• **What the exercise asks**
From the line with "Clone this chart in matplotlib." to the line with "lw=1.8, label='regular wave')", both included, repeat each line exactly and leave out the pictures.

• **Entries supplied**
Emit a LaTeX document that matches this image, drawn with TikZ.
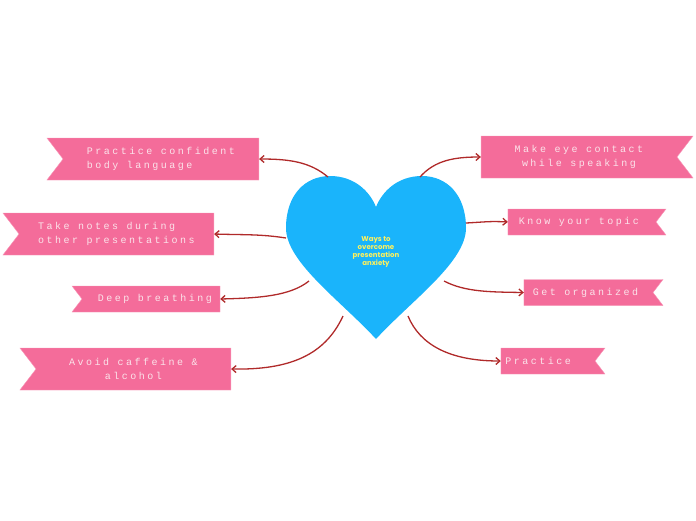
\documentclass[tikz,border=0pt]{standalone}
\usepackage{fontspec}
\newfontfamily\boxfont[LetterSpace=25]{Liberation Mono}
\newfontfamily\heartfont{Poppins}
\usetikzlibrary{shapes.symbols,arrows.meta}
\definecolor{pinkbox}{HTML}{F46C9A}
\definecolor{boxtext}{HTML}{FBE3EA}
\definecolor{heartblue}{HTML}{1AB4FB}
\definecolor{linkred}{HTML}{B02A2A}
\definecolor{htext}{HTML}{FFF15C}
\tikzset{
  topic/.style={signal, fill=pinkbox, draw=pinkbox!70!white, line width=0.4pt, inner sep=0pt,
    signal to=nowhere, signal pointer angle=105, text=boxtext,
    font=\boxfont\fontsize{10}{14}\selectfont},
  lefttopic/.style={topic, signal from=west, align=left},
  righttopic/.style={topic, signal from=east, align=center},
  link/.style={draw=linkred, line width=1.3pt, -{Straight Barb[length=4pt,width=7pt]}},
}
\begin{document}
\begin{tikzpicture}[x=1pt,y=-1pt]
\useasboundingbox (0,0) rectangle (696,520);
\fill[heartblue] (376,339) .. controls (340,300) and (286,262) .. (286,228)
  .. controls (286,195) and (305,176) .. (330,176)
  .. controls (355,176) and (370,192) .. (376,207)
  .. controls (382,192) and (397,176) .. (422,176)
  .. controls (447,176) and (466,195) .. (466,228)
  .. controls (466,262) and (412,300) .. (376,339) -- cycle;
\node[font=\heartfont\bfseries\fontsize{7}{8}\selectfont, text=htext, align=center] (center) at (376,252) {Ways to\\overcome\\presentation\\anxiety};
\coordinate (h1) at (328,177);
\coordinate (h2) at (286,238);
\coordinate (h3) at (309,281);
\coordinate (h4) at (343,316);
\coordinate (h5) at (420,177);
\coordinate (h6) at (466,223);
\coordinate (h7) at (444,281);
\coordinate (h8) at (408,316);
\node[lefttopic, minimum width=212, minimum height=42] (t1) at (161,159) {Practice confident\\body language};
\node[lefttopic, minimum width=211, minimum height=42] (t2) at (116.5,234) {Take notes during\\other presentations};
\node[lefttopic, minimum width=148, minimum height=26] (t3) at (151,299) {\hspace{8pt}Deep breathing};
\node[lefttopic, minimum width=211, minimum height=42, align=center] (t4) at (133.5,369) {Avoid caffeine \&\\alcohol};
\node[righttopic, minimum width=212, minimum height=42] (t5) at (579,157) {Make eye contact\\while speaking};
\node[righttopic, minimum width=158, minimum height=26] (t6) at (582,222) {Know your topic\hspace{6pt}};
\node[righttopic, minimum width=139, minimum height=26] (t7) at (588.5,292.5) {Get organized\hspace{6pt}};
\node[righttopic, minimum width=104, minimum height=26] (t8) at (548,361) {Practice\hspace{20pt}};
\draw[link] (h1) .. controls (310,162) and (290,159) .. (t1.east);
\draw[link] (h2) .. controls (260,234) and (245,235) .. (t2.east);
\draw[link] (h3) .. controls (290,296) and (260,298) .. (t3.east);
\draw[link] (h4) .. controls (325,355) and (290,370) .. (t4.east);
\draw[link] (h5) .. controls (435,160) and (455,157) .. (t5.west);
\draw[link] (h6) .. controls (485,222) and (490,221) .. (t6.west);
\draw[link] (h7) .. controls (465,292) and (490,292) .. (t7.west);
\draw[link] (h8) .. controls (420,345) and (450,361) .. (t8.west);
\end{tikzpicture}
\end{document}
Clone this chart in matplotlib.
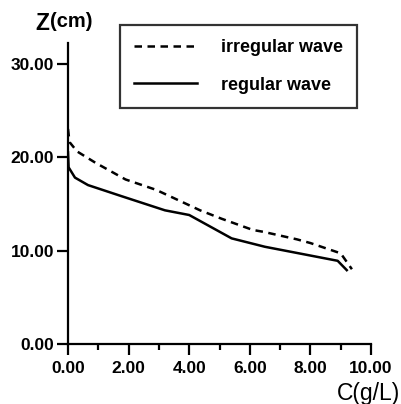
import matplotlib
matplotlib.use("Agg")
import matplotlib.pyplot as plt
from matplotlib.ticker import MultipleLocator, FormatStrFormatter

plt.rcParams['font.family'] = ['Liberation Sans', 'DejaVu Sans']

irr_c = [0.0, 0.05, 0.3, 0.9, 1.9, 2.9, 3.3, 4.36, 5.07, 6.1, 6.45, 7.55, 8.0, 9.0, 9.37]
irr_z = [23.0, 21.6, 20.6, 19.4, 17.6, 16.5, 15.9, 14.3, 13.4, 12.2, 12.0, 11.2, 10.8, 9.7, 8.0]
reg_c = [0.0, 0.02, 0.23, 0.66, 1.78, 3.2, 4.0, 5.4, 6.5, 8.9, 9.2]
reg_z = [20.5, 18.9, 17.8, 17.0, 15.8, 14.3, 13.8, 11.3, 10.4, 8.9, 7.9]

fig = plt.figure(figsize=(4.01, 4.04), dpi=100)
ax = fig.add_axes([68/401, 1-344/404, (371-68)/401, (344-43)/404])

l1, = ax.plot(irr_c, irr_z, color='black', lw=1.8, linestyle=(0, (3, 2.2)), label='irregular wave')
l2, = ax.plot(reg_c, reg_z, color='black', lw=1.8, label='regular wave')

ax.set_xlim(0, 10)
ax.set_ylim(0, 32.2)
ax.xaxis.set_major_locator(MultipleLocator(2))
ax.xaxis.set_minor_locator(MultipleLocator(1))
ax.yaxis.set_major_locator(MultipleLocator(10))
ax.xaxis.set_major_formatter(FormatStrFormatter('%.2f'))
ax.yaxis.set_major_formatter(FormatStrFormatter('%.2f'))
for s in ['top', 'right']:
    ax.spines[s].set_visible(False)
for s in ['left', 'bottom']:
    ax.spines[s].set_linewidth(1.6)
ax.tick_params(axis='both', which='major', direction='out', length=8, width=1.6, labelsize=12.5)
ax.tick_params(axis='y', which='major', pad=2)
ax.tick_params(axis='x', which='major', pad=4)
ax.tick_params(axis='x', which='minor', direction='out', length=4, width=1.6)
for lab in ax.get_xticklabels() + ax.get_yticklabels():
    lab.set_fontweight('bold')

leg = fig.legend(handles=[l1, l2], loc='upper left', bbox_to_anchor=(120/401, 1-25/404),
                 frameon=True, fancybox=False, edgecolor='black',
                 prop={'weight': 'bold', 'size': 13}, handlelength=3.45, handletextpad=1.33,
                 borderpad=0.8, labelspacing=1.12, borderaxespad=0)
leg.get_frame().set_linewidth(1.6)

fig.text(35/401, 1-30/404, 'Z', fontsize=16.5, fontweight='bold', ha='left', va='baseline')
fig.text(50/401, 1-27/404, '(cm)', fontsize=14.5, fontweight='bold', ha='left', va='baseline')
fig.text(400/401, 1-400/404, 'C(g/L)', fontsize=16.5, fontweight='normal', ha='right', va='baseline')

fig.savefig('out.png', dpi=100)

• **Reply to the task**
Clone this chart in matplotlib.
import matplotlib
matplotlib.use("Agg")
import matplotlib.pyplot as plt
from matplotlib.ticker import MultipleLocator, FormatStrFormatter

plt.rcParams['font.family'] = ['Liberation Sans', 'DejaVu Sans']

irr_c = [0.0, 0.05, 0.3, 0.9, 1.9, 2.9, 3.3, 4.36, 5.07, 6.1, 6.45, 7.55, 8.0, 9.0, 9.37]
irr_z = [23.0, 21.6, 20.6, 19.4, 17.6, 16.5, 15.9, 14.3, 13.4, 12.2, 12.0, 11.2, 10.8, 9.7, 8.0]
reg_c = [0.0, 0.02, 0.23, 0.66, 1.78, 3.2, 4.0, 5.4, 6.5, 8.9, 9.2]
reg_z = [20.5, 18.9, 17.8, 17.0, 15.8, 14.3, 13.8, 11.3, 10.4, 8.9, 7.9]

fig = plt.figure(figsize=(4.01, 4.04), dpi=100)
ax = fig.add_axes([68/401, 1-344/404, (371-68)/401, (344-43)/404])

l1, = ax.plot(irr_c, irr_z, color='black', lw=1.8, linestyle=(0, (3, 2.2)), label='irregular wave')
l2, = ax.plot(reg_c, reg_z, color='black', lw=1.8, label='regular wave')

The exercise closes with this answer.